Muita água passou debaixo das pontes, embora algumas delas levem o
nome de ditadores e até de torturadores, mas o tom atual desfraldado à
larga pelos barões midiáticos e seus sabujos não deixa de evocar um
passado que preferiria ver enterrado. Talvez esteja, de alguma forma,
mesmo porque as personagens têm outra dimensão. Os propósitos são,
porém, semelhantes, segundo meus intrigados botões. Acabava de lhes
perguntar: qual será o propósito destes comunicadores, tão compactamente
unidos no ataque concentrado ao PT no governo? Qual é o alvo
derradeiro?
A memória traz à tona Jango Goulart e Leonel Brizola, a possibilidade
de uma mudança, por mais remota, e os alertas uivantes quanto ao avanço
da marcha da subversão. Os temas agora são outros, igual é o timbre.
Além disso, na comparação, mudança houve, a despeito de todas as
cautelas e do engajamento tucano, com a eleição de Lula e Dilma
Rousseff.
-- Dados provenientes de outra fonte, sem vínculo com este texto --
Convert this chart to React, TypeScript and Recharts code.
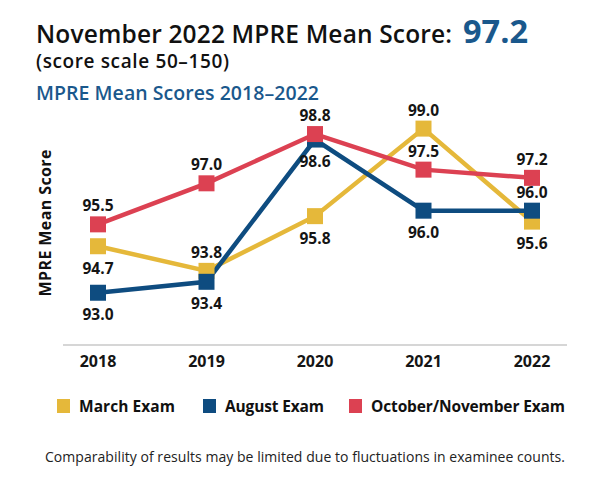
import React from 'react';
import { LineChart, Line, XAxis, YAxis, LabelList } from 'recharts';

const years = ['2018', '2019', '2020', '2021', '2022'];
const marchScores = [94.7, 93.8, 95.8, 99.0, 95.6];
const augustScores = [93.0, 93.4, 98.6, 96.0, 96.0];
const octNovScores = [95.5, 97.0, 98.8, 97.5, 97.2];

const marchLabelSides = ['below', 'above', 'below', 'above', 'below'];
const augustLabelSides = ['below', 'below', 'below', 'below', 'above'];
const octNovLabelSides = ['above', 'above', 'above', 'above', 'above'];

const seriesNames = ['March Exam', 'August Exam', 'October/November Exam'];
const seriesKeys = ['march', 'august', 'octnov'];
const seriesColors = ['#E5B83A', '#0E4C80', '#DC4152'];

const titleText = 'November 2022 MPRE Mean Score:';
const titleValue = '97.2';
const subtitleText = '(score scale 50\u2013150)';
const chartHeading = 'MPRE Mean Scores 2018\u20132022';
const yAxisTitle = 'MPRE Mean Score';
const footnote = 'Comparability of results may be limited due to fluctuations in examinee counts.';

const data = years.map((year, i) => ({
  year,
  march: marchScores[i],
  august: augustScores[i],
  octnov: octNovScores[i],
}));

const labelSides = [marchLabelSides, augustLabelSides, octNovLabelSides];

const FONT = '"Open Sans", "DejaVu Sans", sans-serif';
const W = 599;
const H = 493;

const makeDot = (color: string) => (props: any) => {
  const { cx, cy, index } = props;
  if (cx == null || cy == null) return <g key={`d-${index}`} />;
  return <rect key={`d-${color}-${index}`} x={cx - 8} y={cy - 8} width={16} height={16} fill={color} />;
};

const makeLabel = (sides: string[]) => (props: any) => {
  const { x, y, value, index } = props;
  const side = sides[index];
  const by = side === 'above' ? y - 13 : y + 27.5;
  return (
    <text
      key={`l-${index}`}
      x={x}
      y={by}
      textAnchor="middle"
      fontFamily={FONT}
      fontWeight={700}
      fontSize={15.5}
      fill="#151515"
    >
      {Number(value).toFixed(1)}
    </text>
  );
};

export default function App() {
  const legendX = [57, 203, 349];
  const legendTextX = [79, 225, 371];
  const legendTextLen = [96, 99, 194];
  return (
    <div style={{ position: 'absolute', left: 0, top: 0, width: W, height: H, background: '#fff', overflow: 'hidden' }}>
      <LineChart
        width={W}
        height={H}
        data={data}
        margin={{ top: 110, right: 32, bottom: 118, left: 63 }}
      >
        <XAxis
          dataKey="year"
          padding={{ left: 35, right: 35 }}
          axisLine={{ stroke: '#c9c9c9', strokeWidth: 1.5 }}
          tickLine={false}
          tickSize={0}
          tickMargin={11}
          height={30}
          tick={{ fontFamily: FONT, fontWeight: 700, fontSize: 16, fill: '#151515' }}
        />
        <YAxis hide width={0} domain={[91.09, 99.68]} />
        {seriesKeys.map((key, i) => (
          <Line
            key={key}
            dataKey={key}
            name={seriesNames[i]}
            stroke={seriesColors[i]}
            strokeWidth={4.5}
            dot={makeDot(seriesColors[i])}
            activeDot={false}
            isAnimationActive={false}
          >
            <LabelList dataKey={key} content={makeLabel(labelSides[i])} />
          </Line>
        ))}
      </LineChart>
      <svg
        width={W}
        height={H}
        style={{ position: 'absolute', left: 0, top: 0, pointerEvents: 'none' }}
      >
        <text x={36} y={43} fontFamily={FONT} fontWeight={600} fontSize={24.5} fill="#111" textLength={416} lengthAdjust="spacing">
          {titleText}
        </text>
        <text x={463} y={43} fontFamily={FONT} fontWeight={700} fontSize={33} fill="#1A588C" textLength={65} lengthAdjust="spacingAndGlyphs">
          {titleValue}
        </text>
        <text x={36} y={68} fontFamily={FONT} fontWeight={600} fontSize={19} fill="#111" textLength={193} lengthAdjust="spacing">
          {subtitleText}
        </text>
        <text x={36} y={100} fontFamily={FONT} fontWeight={600} fontSize={19.5} fill="#1A588C" textLength={283} lengthAdjust="spacing">
          {chartHeading}
        </text>
        <text
          x={51}
          y={223}
          transform="rotate(-90 51 223)"
          textAnchor="middle"
          fontFamily={FONT}
          fontWeight={700}
          fontSize={16}
          fill="#111"
          textLength={147}
          lengthAdjust="spacing"
        >
          {yAxisTitle}
        </text>
        {seriesNames.map((name, i) => (
          <g key={name}>
            <rect x={legendX[i]} y={399} width={13} height={14} fill={seriesColors[i]} />
            <text x={legendTextX[i]} y={412} fontFamily={FONT} fontWeight={700} fontSize={15.5} fill="#111" textLength={legendTextLen[i]} lengthAdjust="spacing">
              {name}
            </text>
          </g>
        ))}
        <text x={45} y={462} fontFamily={FONT} fontWeight={400} fontSize={14} fill="#222" textLength={520} lengthAdjust="spacing">
          {footnote}
        </text>
      </svg>
    </div>
  );
}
Progressos sociais e econômicos aconteceram. O ex-presidente
tornou-se o “cara” do povo brasileiro e do mundo, a presidenta, se as
eleições presidenciais se dessem hoje, ganharia com 70% dos votos.
Percebe-se, também, a ausência de Carlos Lacerda. Ao menos, o
torquemada de Getúlio e Jânio lidava melhor com o vernáculo do que os
medíocres inquisidores de hoje. Medíocres? Toscos, primários, sempre
certos da audiência dos titulares e dos aspirantes do privilégio, em
perfeita sintonia com sua própria ignorância. Contamos, isto sim, com o
Instituto Millenium. Há quem enxergue na misteriosa entidade, apoiada
inclusive com empresários tidos como próximos do governo, uma exumação
do Ibad e do Ipes, usinas da ideologia fascistoide que foi plataforma de lançamento do golpe de 64.
Até onde vai a parvoíce e onde começa o fingimento? É possível que
graúdos representantes do poder econômico não se apercebam das
responsabilidades e alcances da sua adesão ao insondável Millenium? Ou
estariam eles incluídos na derradeira prece de Cristo na cruz:
perdoe-os, Pai, eles não sabem o que fazem? Que o golpismo da mídia da
casa-grande seja irreversível é do conhecimento do mundo mineral. Causa
espécie o envolvimento de personalidades aparentemente voltadas aos
interesses do País em lugar daqueles da minoria.
Causa espécie, em grau ainda maior, a falta de reação adequada por
parte do governo, inerte diante da ofensiva da autêntica oposição, o
partido midiático. Não basta dizer, como o ministro Gilberto Carvalho,
que o povo está satisfeito com o bom governo de Lula e Dilma, enquanto a
própria liderança do PT recomenda ao relator da CPI do Cachoeira, o
intimorato Odair Cunha, que retire os halfos para o morrinho e Policarpo
Jr. do rol dos passíveis de indiciamento.
E aí se apresenta o ministro da Justiça, José Eduardo Cardozo,
empenhado no esforço de demonstrar que não foi ignorado pela Polícia
Federal no episódio destinado a exibir as mazelas do terceiro escalão
governista. Notável protagonista, altamente representativo. Precioso
aliado do banqueiro Daniel Dantas em determinadas ocasiões, como, de
resto, muitos outros “esquerdistas” brasileiros. Ah, sim, Cardozo acha
que Lula provou sua inocência no caso da secretária Rose e de suas
consequências. Acha? Ainda bem. Soletra ele, diante das câmeras da tevê: “Imaginar que o
ex-presidente estivesse envolvido por trás disso, está, a meu ver,
desmentido”. A meu ver? Estivesse eu no lugar de Lula e de Dilma,
viveria apavorado ao perceber este gênero de comandantes à frente do meu
efetivo.
E à presidenta, que CartaCapital apoiou e apoia, recomendamos a
leitura de um dos mais qualificados arautos da direita golpista. Merval
Pereira não se confunde com Carlos Lacerda, mas na semana passada avisou
não ser o caso de isentar Dilma das denúncias de corrupção, presentes e passadas. Está clara a intenção de aplicar à presidenta a tese do domínio do fato.